Logradouro da infância: “moro na rua marginal, do bairro final de linha”. O endereço em que vivi por cerca de duas décadas foi interiorizado na minha trajetória acadêmica.

Na graduação, sentava nas cadeiras finais da minha turma de ciências sociais. Ocupava, ali, o lugar socialmente destinado a estar.

Cresci nos entornos da Universidade Federal de Sergipe, mas não encontrava a minha vizinhança dentro das salas de aula. Ela estava do lado de fora. Era o vigilante, o jardineiro, a cozinheira do restaurante universitário, e em grande massa as mulheres que limpavam a sala de aula em que eu estava.

Elas não me viam. E eu não as enxergavam. A gente só se olhava – e se identificava – quando cruzava a mesma estrada de terra que, cortando caminho, chegava mais rápido no conjunto Eduardo Gomes.

Voltava para o meu bairro e me sentia estranha por não ter tido o mesmo rumo que a juventude periférica, que eu cresci, teve. Por anos vivenciei uma segregação espacial e de relações sociais entre o viver universitário e o viver suburbano. Haviam cercas simbólicas para delimitar as distinções desses espaços.

Essa cartografia imaginária me fez acreditar que deveria sempre ocupar o “entorno”. Isto é, estar “em volta” de um grupo de pesquisa; no “entorno” de uma orientação acadêmica e, sobretudo, se avizinhar de um conhecimento científico.

Essa geografia de pertença da inferioridade levou a castração da minha potencialidade. A sabotagem intelectual produziu em mim uma negação cognitiva de possibilidades de fomentações teóricas e de ousadias de produção científica. Me coloquei no “beirar” da posse do conhecimento.

Isso porque me via no lugar da infância, da rua marginal, do final de linha.

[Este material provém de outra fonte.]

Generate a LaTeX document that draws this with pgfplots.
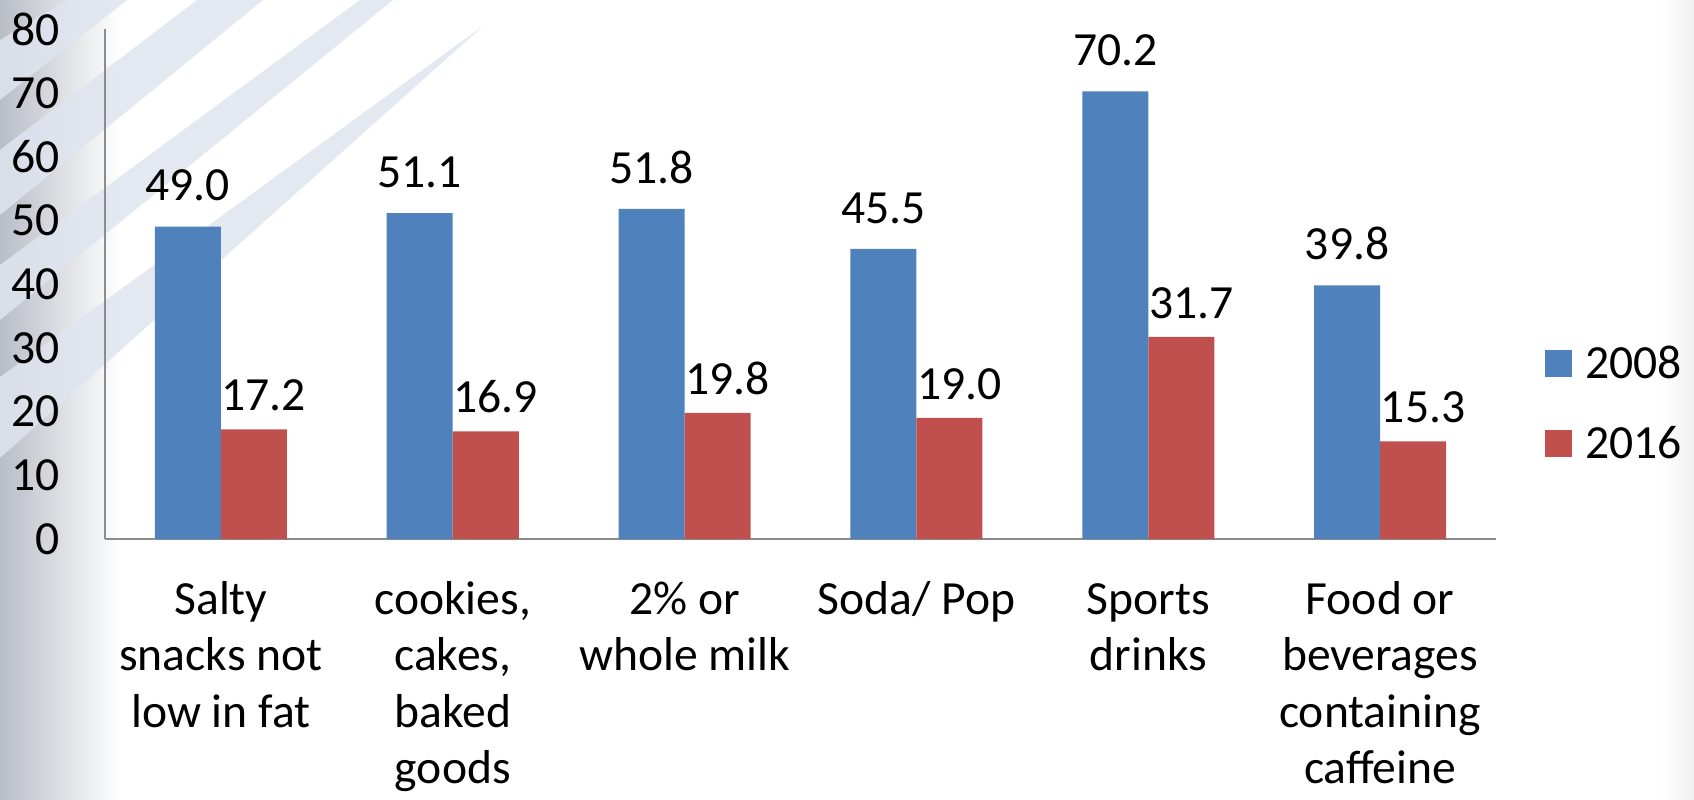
\documentclass[border=0pt]{standalone}
\usepackage{fontspec}
\setmainfont{Carlito}
\usepackage{pgfplots}
\pgfplotsset{compat=1.18}

\definecolor{bblue}{HTML}{4F81BD}
\definecolor{bred}{HTML}{C0504D}
\definecolor{stripe}{HTML}{DFE4EF}
\definecolor{edgegray}{HTML}{B9BDC6}
\definecolor{axgray}{HTML}{8C8C8C}

\newcommand{\chartfont}{\fontsize{23.8}{29}\selectfont}
\newcommand{\catfont}{\fontsize{23.8}{28.2}\selectfont}

\begin{document}
\begin{tikzpicture}[x=1pt,y=1pt]
% page, 1pt = 2px of the reference
\path[use as bounding box, fill=white] (0,0) rectangle (847,399.5);
\shade[left color=edgegray, right color=white] (0,0) rectangle (60,399.5);
\shade[left color=white, right color=gray!12] (830,0) rectangle (847,399.5);
% diagonal stripes, coordinates in reference pixels
\begin{scope}[x=0.5pt, y=-0.5pt, yshift=399.5pt]
  \fill[stripe, opacity=0.85] (67,0) -- (127,0) -- (0,100) -- (0,40) -- cycle;
  \fill[stripe, opacity=0.85] (197,0) -- (263,0) -- (0,215) -- (0,150) -- cycle;
  \fill[stripe, opacity=0.85] (360,0) -- (393,0) -- (0,320) -- (0,265) -- cycle;
  \fill[stripe, opacity=0.85] (483,26) -- (0,458) -- (0,377) -- cycle;
\end{scope}

\begin{axis}[
  at={(52.5pt,130pt)}, anchor=south west,
  scale only axis, width=695.5pt, height=255pt,
  ymin=0, ymax=80, ytick={0,10,...,80},
  xmin=-0.5, xmax=5.5, xtick={0,...,5},
  xticklabels={
    {\strut Salty\\snacks not\\low in fat},
    {\strut cookies,\\cakes,\\baked\\goods},
    {\strut 2\% or\\whole milk},
    {\strut Soda/ Pop},
    {\strut Sports\\drinks},
    {\strut Food or\\beverages\\containing\\caffeine}},
  axis lines=left,
  axis line style={axgray, line width=0.8pt, -},
  major tick length=0pt,
  /pgf/number format/assume math mode=true,
  tick label style={font=\chartfont},
  yticklabel style={anchor=east, inner sep=0pt, xshift=-22.5pt},
  xticklabel style={font=\catfont, anchor=north, inner sep=0pt, align=center, yshift=-17.8pt},
  ybar=0pt, bar width=33pt,
  nodes near coords={\pgfmathprintnumber[fixed,fixed zerofill,precision=1,assume math mode=true]{\pgfplotspointmeta}},
  nodes near coords style={font=\chartfont, anchor=south, inner sep=0pt},
  legend style={draw=none, fill=none, at={(1.0352,0.2657)}, anchor=west,
    inner sep=0pt, row sep=22.5pt, column sep=6.5pt, font=\chartfont,
    nodes={inner sep=0pt}},
  legend cell align=left,
  legend image code/.code={\fill[#1] (0pt,-6.75pt) rectangle (13.5pt,6.75pt);},
]
\addplot[fill=bblue, draw=none, every node near coord/.append style={yshift=12.5pt}]
  coordinates {(0,49.0) (1,51.1) (2,51.8) (3,45.5) (4,70.2) (5,39.8)};
\addplot[fill=bred, draw=none, every node near coord/.append style={yshift=9pt, xshift=5pt}]
  coordinates {(0,17.2) (1,16.9) (2,19.8) (3,19.0) (4,31.7) (5,15.3)};
\legend{2008,2016}
\end{axis}
\end{tikzpicture}
\end{document}
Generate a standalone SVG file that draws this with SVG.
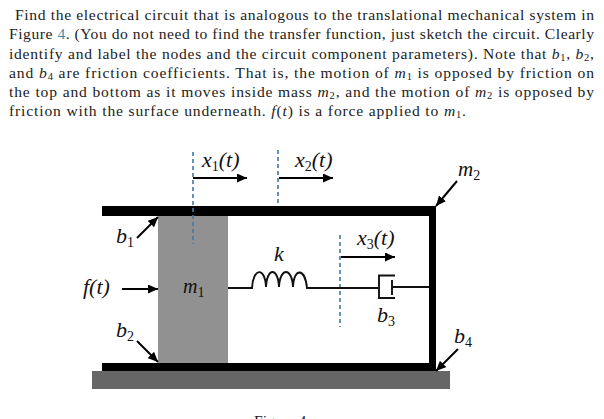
<svg xmlns="http://www.w3.org/2000/svg" width="604" height="419" viewBox="0 0 604 419">
<style>
.p{font-family:"Liberation Serif","Times New Roman",serif;font-size:15.6px;fill:#222}
.m{font-family:"Liberation Serif","Times New Roman",serif;font-style:italic;font-size:22px;fill:#111}
.s{font-size:14px;font-style:normal}
.i{font-style:italic}
.u{font-size:10.5px}
.a{stroke:#000;stroke-width:2;fill:none;marker-end:url(#h)}
.d{stroke:#3f78b0;stroke-width:1.6;stroke-dasharray:4 3;fill:none}
.l{stroke:#111;stroke-width:1.9;fill:none}
</style>
<defs><marker id="h" markerUnits="userSpaceOnUse" markerWidth="11" markerHeight="9" refX="10" refY="4.500" orient="auto"><path d="M0 0L10 4.500L0 9Z" fill="#000"/></marker></defs>
<rect width="604" height="419" fill="#fff"/>
<g id="problem-text">
<text class="p" x="15" y="20" textLength="579" lengthAdjust="spacing">Find the electrical circuit that is analogous to the translational mechanical system in</text>
<text class="p" x="9" y="39" textLength="585" lengthAdjust="spacing">Figure <tspan fill="#4a8aa0">4</tspan>. (You do not need to find the transfer function, just sketch the circuit. Clearly</text>
<text class="p" x="9" y="59" textLength="585" lengthAdjust="spacing">identify and label the nodes and the circuit component parameters). Note that <tspan class="i">b</tspan><tspan class="u" dy="2">1</tspan><tspan dy="-2">, </tspan><tspan class="i">b</tspan><tspan class="u" dy="2">2</tspan><tspan dy="-2">,</tspan></text>
<text class="p" x="9" y="78" textLength="585" lengthAdjust="spacing">and <tspan class="i">b</tspan><tspan class="u" dy="2">4</tspan><tspan dy="-2"> are friction coefficients.  That is, the motion of </tspan><tspan class="i">m</tspan><tspan class="u" dy="2">1</tspan><tspan dy="-2"> is opposed by friction on</tspan></text>
<text class="p" x="9" y="97" textLength="585" lengthAdjust="spacing">the top and bottom as it moves inside mass <tspan class="i">m</tspan><tspan class="u" dy="2">2</tspan><tspan dy="-2">, and the motion of </tspan><tspan class="i">m</tspan><tspan class="u" dy="2">2</tspan><tspan dy="-2"> is opposed by</tspan></text>
<text class="p" x="9" y="116" textLength="457" lengthAdjust="spacing">friction with the surface underneath. <tspan class="i">f</tspan>(<tspan class="i">t</tspan>) is a force applied to <tspan class="i">m</tspan><tspan class="u" dy="2">1</tspan><tspan dy="-2">.</tspan></text>
</g>
<g id="ground"><rect x="92" y="371" width="358" height="18" fill="#666"/></g>
<g id="m1"><rect x="158" y="216" width="70" height="147" fill="#919191"/>
<text class="m" x="183" y="293" style="font-size:20px">m<tspan class="s" dy="4">1</tspan></text></g>
<g id="m2"><path d="M102 206H436V371H102V363H429V216H102Z" fill="#000"/>
<text class="m" x="458" y="176" style="font-size:21px">m<tspan class="s" dy="4">2</tspan></text></g>
<g id="connectors">
<path class="d" d="M193 152V244"/>
<path class="d" d="M278 150V206"/>
<path class="d" d="M340 235V327"/>
<path class="a" d="M193 178H247"/>
<path class="a" d="M279 178H333"/>
<path class="a" d="M341 257H395"/>
<path class="a" d="M137 238L158 217"/>
<path class="a" d="M137 341L158 362"/>
<path class="a" d="M122 289H158"/>
<path class="a" d="M457 181L436 206"/>
<path class="a" d="M458 349L436 371"/>
<path class="l" d="M228 288H252C253 268 265 266 266 287C267 267 278 267 279 287C280 267 292 267 293 287C294 267 305 268 307 288H378"/>
<path class="l" d="M395 275.500H379V298H395M392 280V295M392 287H429"/>
</g>
<g id="labels">
<text class="m" x="202" y="167">x<tspan class="s" dy="4">1</tspan><tspan dy="-4">(t)</tspan></text>
<text class="m" x="295" y="167">x<tspan class="s" dy="4">2</tspan><tspan dy="-4">(t)</tspan></text>
<text class="m" x="357" y="245">x<tspan class="s" dy="4">3</tspan><tspan dy="-4">(t)</tspan></text>
<text class="m" x="274" y="261">k</text>
<text class="m" x="116" y="243">b<tspan class="s" dy="4">1</tspan></text>
<text class="m" x="116" y="337">b<tspan class="s" dy="4">2</tspan></text>
<text class="m" x="377" y="322">b<tspan class="s" dy="4">3</tspan></text>
<text class="m" x="454" y="343">b<tspan class="s" dy="4">4</tspan></text>
<text class="m" x="83" y="294">f(t)</text>
<text class="p" x="254" y="426">Figure 4</text>
</g>
</svg>
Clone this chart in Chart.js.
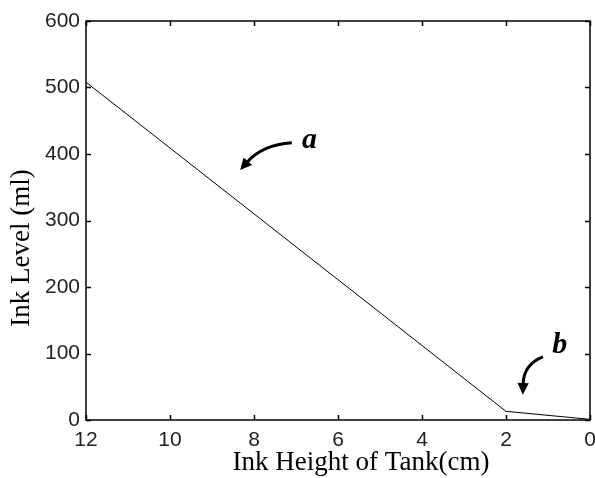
<!DOCTYPE html>
<html lang="en">
<head>
<meta charset="UTF-8">
<title>Ink Level vs Ink Height of Tank</title>
<style>
  html, body { margin: 0; padding: 0; background: #fff; }
  #wrap { width: 595px; height: 478px; }
</style>
<script src="https://cdn.jsdelivr.net/npm/chart.js"></script>
</head>
<body>
<div id="wrap"><canvas id="inkChart"></canvas></div>
<script>
// data
const heights = [12, 2, 0];
const levels = [508, 13, 1];
const xTickValues = [0, 2, 4, 6, 8, 10, 12];
const yTickValues = [0, 100, 200, 300, 400, 500, 600];
const xTitle = 'Ink Height of Tank(cm)';
const yTitle = 'Ink Level (ml)';
const noteLabels = ['a', 'b'];

// annotation placement, in data units (label spot, arrow start, bend, tip)
const notes = [
    { at: [6.86, 409], from: [7.1, 417], bend: [7.8, 414], to: [8.33, 376] },
    { at: [0.9, 101], from: [1.12, 95], bend: [1.58, 84], to: [1.6, 38] }
];

const frame = {
    id: 'frame',
    afterDraw(chart) {
        const { ctx, chartArea: a, scales: { x, y } } = chart;
        ctx.save();
        ctx.strokeStyle = '#000';
        ctx.lineWidth = 1.5;
        ctx.strokeRect(a.left, a.top, a.right - a.left, a.bottom - a.top);

        // inward tick marks on all four sides
        ctx.beginPath();
        x.ticks.forEach(t => {
            const px = Math.round(x.getPixelForValue(t.value)) + 0.5;
            ctx.moveTo(px, a.bottom); ctx.lineTo(px, a.bottom - 5);
            ctx.moveTo(px, a.top); ctx.lineTo(px, a.top + 5);
        });
        y.ticks.forEach(t => {
            const py = Math.round(y.getPixelForValue(t.value)) + 0.5;
            ctx.moveTo(a.left, py); ctx.lineTo(a.left + 5, py);
            ctx.moveTo(a.right, py); ctx.lineTo(a.right - 5, py);
        });
        ctx.stroke();

        // axis titles
        ctx.fillStyle = '#000';
        ctx.font = '27px "Liberation Serif", "Times New Roman", serif';
        ctx.textAlign = 'center';
        ctx.textBaseline = 'alphabetic';
        ctx.fillText(xTitle, 361, 470);
        ctx.save();
        ctx.translate(29, 248);
        ctx.rotate(-Math.PI / 2);
        ctx.fillText(yTitle, 0, 0);
        ctx.restore();

        // "a" / "b" notes with curved arrows
        notes.forEach((n, i) => {
            const sx = x.getPixelForValue(n.from[0]), sy = y.getPixelForValue(n.from[1]);
            const cx = x.getPixelForValue(n.bend[0]), cy = y.getPixelForValue(n.bend[1]);
            const ex = x.getPixelForValue(n.to[0]), ey = y.getPixelForValue(n.to[1]);
            const ang = Math.atan2(ey - cy, ex - cx);
            const headLen = 13;
            const bx = ex - headLen * 0.8 * Math.cos(ang), by = ey - headLen * 0.8 * Math.sin(ang);
            ctx.lineWidth = 3;
            ctx.beginPath();
            ctx.moveTo(sx, sy);
            ctx.quadraticCurveTo(cx, cy, bx, by);
            ctx.stroke();
            ctx.beginPath();
            ctx.moveTo(ex, ey);
            ctx.lineTo(ex - headLen * Math.cos(ang - 0.45), ey - headLen * Math.sin(ang - 0.45));
            ctx.lineTo(ex - headLen * Math.cos(ang + 0.45), ey - headLen * Math.sin(ang + 0.45));
            ctx.closePath();
            ctx.fill();

            ctx.font = 'italic bold 30px "Liberation Serif", "Times New Roman", serif';
            ctx.textAlign = 'left';
            ctx.fillText(noteLabels[i], x.getPixelForValue(n.at[0]), y.getPixelForValue(n.at[1]));
        });
        ctx.restore();
    }
};

const tickFont = { family: '"Liberation Sans", Arial, sans-serif', size: 21 };

new Chart(document.getElementById('inkChart'), {
    type: 'line',
    data: {
        datasets: [{
            data: heights.map((h, i) => ({ x: h, y: levels[i] })),
            borderColor: '#000',
            borderWidth: 1,
            pointRadius: 0,
            tension: 0,
            fill: false
        }]
    },
    options: {
        responsive: true,
        maintainAspectRatio: false,
        animation: false,
        layout: { padding: { top: 21, right: 5, left: 0, bottom: 0 } },
        plugins: { legend: { display: false }, tooltip: { enabled: false } },
        scales: {
            x: {
                type: 'linear',
                reverse: true,
                min: 0,
                max: 12,
                afterBuildTicks: s => { s.ticks = xTickValues.map(v => ({ value: v })); },
                afterFit: s => { s.height = 58; },
                grid: { drawOnChartArea: false, drawTicks: false },
                border: { display: false },
                ticks: { color: '#222', font: tickFont, padding: 8, maxRotation: 0 }
            },
            y: {
                min: 0,
                max: 600,
                afterBuildTicks: s => { s.ticks = yTickValues.map(v => ({ value: v })); },
                afterFit: s => { s.width = 86; },
                grid: { drawOnChartArea: false, drawTicks: false },
                border: { display: false },
                ticks: { color: '#222', font: tickFont, padding: 6 }
            }
        }
    },
    plugins: [frame]
});
</script>
</body>
</html>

Chegar a pós-graduação foi muito mais que comemorar esse espaço ocupado, pois não me via merecedora de estar ali. A meritocracia nunca amorteceu meu ego porque não compreendia egoicamente que era mérito. Mas sim um acidente vitimado pela ideia de “deixe a coitada aí”. Então, continuei sentando no final da fila das turmas de mestrado e do doutorado.

Ao começar a receber dinheiro pelo meu trabalho intelectual, e precisar cada vez mais de tempo abstrato para a produção dessa “mais-valia”, foi aí que o adoecimento psíquico deu sinais de urgência.

A inaptidão teórica e o bloqueio da escrita foram os primeiros sintomas detectados. Sentia vergonha do que escrevia. Não conseguia me ler, me admirar e, principalmente, acreditar na consistência reflexiva do meu pensamento.

Esses efeitos patológicos da interiorização do racismo, do gênero e da classe só se tornaram lúcidos a partir do momento em que comecei a ler mulheres negras. Conhecer as suas trajetórias foram medicamentosos para o meu sofrimento (silencioso) no campo acadêmico.

Ler, por exemplo, a Beatriz Nascimento e tomar para mim as suas dores, me fez perceber que não estava só. E que era preciso falar sobre isso. Colocar para fora – assim como fez a Audre Lorde ao teorizar suas experiências subjetivas – e dar poder erótico a sua existência.

Se hoje torno essa dor em um escrito é porque outras mulheres negras ancestrais assentaram esse caminho para que eu pudesse chegar e escre-viver. Devo essa libertação a Conceição Evaristo e tantas outras inomináveis.

Ao tirar essas máscaras brancas, que ora me impuseram a usar; ora eu as acionei para poder “ser notada”, começo a enxergar minha pele negra no campo intelectual. Mesmo sabendo racional e emocionalmente que nesse lugar há uma pertença do não-ser, onde uma pessoa negra se encontra.